• _Prompt_
Restate word for word the lines beginning at the one that contains "Output the Python" and ending at the one that contains "width=0.64, gap=0.04, ax=ax, saturation=1, legend=True)"; include both and nothing else.

• _Listed entries_
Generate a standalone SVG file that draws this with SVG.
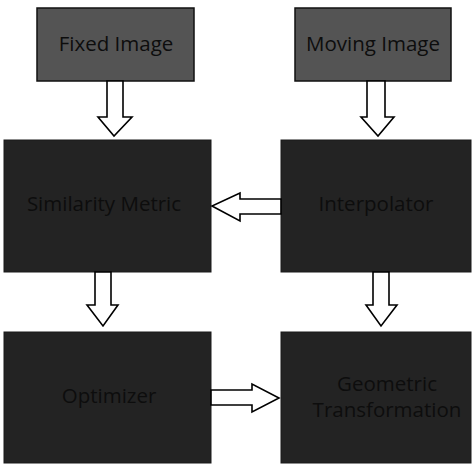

...

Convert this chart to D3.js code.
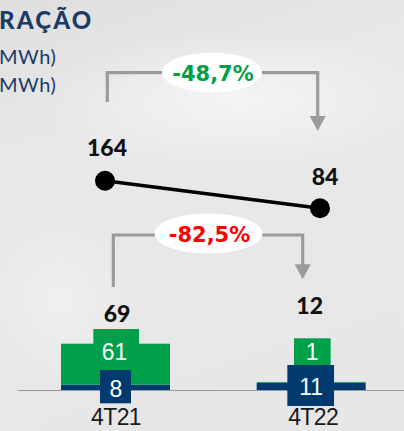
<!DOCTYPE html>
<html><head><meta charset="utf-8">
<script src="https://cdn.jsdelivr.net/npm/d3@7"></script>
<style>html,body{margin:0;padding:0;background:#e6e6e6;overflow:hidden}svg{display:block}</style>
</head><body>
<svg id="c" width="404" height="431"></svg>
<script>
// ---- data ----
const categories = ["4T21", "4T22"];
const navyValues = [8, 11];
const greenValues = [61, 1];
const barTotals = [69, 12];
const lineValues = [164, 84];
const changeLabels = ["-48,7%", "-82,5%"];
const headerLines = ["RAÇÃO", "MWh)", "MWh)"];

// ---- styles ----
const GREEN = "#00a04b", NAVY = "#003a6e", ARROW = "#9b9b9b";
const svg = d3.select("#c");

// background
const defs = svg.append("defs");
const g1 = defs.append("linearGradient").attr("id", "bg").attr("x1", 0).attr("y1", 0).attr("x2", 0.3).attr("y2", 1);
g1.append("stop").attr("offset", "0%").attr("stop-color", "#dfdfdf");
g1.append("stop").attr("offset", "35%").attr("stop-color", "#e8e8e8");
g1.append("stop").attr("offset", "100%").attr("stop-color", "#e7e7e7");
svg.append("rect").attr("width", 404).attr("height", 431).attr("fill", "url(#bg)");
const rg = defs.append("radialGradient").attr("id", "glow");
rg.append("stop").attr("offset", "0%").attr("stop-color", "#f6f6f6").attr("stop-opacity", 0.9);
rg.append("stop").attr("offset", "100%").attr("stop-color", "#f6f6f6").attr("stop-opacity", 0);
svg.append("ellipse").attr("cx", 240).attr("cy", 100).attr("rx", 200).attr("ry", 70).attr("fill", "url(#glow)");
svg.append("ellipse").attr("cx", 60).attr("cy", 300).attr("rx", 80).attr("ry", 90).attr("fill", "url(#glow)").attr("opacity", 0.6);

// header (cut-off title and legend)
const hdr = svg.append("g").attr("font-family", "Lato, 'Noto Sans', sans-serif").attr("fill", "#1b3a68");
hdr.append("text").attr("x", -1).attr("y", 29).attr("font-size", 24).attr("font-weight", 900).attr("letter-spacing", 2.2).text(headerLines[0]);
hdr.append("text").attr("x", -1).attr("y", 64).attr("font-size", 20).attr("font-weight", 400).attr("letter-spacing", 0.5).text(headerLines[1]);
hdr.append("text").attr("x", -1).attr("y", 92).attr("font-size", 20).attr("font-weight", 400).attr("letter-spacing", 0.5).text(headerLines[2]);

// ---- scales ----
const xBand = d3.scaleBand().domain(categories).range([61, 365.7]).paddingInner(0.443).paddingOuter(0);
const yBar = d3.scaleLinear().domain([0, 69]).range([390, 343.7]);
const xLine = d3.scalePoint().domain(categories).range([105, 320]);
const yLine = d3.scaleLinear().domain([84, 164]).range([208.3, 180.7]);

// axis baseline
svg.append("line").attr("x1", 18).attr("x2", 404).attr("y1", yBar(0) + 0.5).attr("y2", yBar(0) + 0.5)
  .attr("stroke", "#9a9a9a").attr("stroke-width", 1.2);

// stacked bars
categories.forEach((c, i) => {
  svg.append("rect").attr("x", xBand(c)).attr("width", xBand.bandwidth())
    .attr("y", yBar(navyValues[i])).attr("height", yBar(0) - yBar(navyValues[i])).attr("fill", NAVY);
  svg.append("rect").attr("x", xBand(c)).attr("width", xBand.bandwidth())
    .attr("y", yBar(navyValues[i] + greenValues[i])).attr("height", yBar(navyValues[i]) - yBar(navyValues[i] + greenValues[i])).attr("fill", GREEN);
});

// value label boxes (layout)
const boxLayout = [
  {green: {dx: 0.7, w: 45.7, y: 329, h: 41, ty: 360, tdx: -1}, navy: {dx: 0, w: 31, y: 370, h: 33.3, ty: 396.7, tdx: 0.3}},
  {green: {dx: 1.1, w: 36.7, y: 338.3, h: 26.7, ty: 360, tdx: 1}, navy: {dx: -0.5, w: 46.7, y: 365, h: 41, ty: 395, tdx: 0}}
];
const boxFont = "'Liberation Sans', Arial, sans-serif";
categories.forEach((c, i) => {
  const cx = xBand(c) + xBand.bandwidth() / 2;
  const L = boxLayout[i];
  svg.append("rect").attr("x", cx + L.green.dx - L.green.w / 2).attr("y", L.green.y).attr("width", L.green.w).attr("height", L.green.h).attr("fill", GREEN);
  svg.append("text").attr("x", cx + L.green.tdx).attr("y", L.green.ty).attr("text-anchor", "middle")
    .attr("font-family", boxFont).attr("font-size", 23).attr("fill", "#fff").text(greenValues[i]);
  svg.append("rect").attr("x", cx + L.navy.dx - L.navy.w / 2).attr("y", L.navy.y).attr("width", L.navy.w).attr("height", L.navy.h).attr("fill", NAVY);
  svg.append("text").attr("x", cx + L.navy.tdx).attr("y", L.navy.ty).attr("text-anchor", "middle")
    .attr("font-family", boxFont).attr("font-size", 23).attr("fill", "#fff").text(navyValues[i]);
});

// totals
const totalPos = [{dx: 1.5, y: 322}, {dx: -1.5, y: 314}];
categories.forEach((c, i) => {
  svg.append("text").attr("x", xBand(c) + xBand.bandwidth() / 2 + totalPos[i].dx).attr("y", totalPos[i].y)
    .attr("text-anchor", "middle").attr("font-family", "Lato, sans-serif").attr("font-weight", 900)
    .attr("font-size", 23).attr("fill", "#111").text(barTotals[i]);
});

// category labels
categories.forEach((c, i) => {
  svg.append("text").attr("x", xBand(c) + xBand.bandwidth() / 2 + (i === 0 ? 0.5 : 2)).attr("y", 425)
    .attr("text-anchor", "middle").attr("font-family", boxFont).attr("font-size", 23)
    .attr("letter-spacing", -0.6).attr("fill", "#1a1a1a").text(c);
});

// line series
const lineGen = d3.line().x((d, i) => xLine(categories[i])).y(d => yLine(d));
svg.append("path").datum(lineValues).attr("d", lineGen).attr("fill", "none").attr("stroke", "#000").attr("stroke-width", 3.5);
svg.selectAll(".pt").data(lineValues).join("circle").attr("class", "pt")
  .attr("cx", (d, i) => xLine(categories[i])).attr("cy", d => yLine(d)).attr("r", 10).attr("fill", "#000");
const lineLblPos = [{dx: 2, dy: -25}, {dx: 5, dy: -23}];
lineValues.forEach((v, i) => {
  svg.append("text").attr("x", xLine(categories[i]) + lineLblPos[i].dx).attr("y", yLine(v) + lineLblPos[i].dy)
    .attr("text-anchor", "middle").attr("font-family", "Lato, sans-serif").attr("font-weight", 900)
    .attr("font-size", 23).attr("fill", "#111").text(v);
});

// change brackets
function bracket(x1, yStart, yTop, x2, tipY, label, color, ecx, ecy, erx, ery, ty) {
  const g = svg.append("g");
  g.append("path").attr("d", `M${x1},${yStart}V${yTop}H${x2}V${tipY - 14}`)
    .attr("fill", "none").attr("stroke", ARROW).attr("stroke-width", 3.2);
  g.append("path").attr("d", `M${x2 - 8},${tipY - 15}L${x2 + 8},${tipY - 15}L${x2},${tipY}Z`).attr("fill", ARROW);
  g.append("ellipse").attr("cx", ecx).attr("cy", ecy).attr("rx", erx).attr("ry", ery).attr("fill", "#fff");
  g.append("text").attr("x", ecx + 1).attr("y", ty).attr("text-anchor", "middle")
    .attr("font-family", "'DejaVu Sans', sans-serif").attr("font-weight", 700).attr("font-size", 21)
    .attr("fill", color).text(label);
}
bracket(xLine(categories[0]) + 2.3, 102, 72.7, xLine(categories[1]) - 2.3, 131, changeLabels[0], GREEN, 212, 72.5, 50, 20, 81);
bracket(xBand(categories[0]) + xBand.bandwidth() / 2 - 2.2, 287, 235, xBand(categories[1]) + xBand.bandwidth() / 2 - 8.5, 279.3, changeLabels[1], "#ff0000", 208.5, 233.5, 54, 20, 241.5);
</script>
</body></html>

==

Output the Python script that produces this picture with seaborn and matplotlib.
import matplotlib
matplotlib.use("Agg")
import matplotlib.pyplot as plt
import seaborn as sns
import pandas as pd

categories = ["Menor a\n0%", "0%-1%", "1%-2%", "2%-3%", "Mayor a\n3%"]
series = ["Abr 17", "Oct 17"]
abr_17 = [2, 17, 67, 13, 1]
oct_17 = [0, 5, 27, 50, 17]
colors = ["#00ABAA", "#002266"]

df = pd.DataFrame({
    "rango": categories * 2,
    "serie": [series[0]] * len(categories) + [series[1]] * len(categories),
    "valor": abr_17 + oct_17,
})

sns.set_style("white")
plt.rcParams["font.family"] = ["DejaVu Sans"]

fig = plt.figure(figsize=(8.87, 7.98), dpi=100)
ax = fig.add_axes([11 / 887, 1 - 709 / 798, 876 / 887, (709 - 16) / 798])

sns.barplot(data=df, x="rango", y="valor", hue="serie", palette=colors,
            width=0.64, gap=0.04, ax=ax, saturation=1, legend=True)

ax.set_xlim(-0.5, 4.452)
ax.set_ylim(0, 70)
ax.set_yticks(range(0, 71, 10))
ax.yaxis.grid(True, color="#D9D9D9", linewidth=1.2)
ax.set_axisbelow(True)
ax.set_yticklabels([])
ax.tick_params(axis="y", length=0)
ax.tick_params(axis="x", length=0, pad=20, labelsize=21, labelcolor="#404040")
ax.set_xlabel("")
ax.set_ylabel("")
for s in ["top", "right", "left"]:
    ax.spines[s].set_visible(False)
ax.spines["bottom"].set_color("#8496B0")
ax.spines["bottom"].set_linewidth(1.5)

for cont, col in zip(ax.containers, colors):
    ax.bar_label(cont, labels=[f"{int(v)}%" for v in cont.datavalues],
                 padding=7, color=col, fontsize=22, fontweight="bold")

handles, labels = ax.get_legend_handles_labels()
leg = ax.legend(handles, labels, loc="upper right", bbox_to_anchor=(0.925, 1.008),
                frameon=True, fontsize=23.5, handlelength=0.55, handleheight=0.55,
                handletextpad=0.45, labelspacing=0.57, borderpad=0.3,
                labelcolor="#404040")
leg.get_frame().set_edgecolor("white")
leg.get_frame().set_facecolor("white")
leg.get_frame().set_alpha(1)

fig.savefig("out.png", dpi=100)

• _Exercise output_
Output the Python script that produces this picture with seaborn and matplotlib.
import matplotlib
matplotlib.use("Agg")
import matplotlib.pyplot as plt
import seaborn as sns
import pandas as pd

categories = ["Menor a\n0%", "0%-1%", "1%-2%", "2%-3%", "Mayor a\n3%"]
series = ["Abr 17", "Oct 17"]
abr_17 = [2, 17, 67, 13, 1]
oct_17 = [0, 5, 27, 50, 17]
colors = ["#00ABAA", "#002266"]

df = pd.DataFrame({
    "rango": categories * 2,
    "serie": [series[0]] * len(categories) + [series[1]] * len(categories),
    "valor": abr_17 + oct_17,
})

sns.set_style("white")
plt.rcParams["font.family"] = ["DejaVu Sans"]

fig = plt.figure(figsize=(8.87, 7.98), dpi=100)
ax = fig.add_axes([11 / 887, 1 - 709 / 798, 876 / 887, (709 - 16) / 798])

sns.barplot(data=df, x="rango", y="valor", hue="serie", palette=colors,
            width=0.64, gap=0.04, ax=ax, saturation=1, legend=True)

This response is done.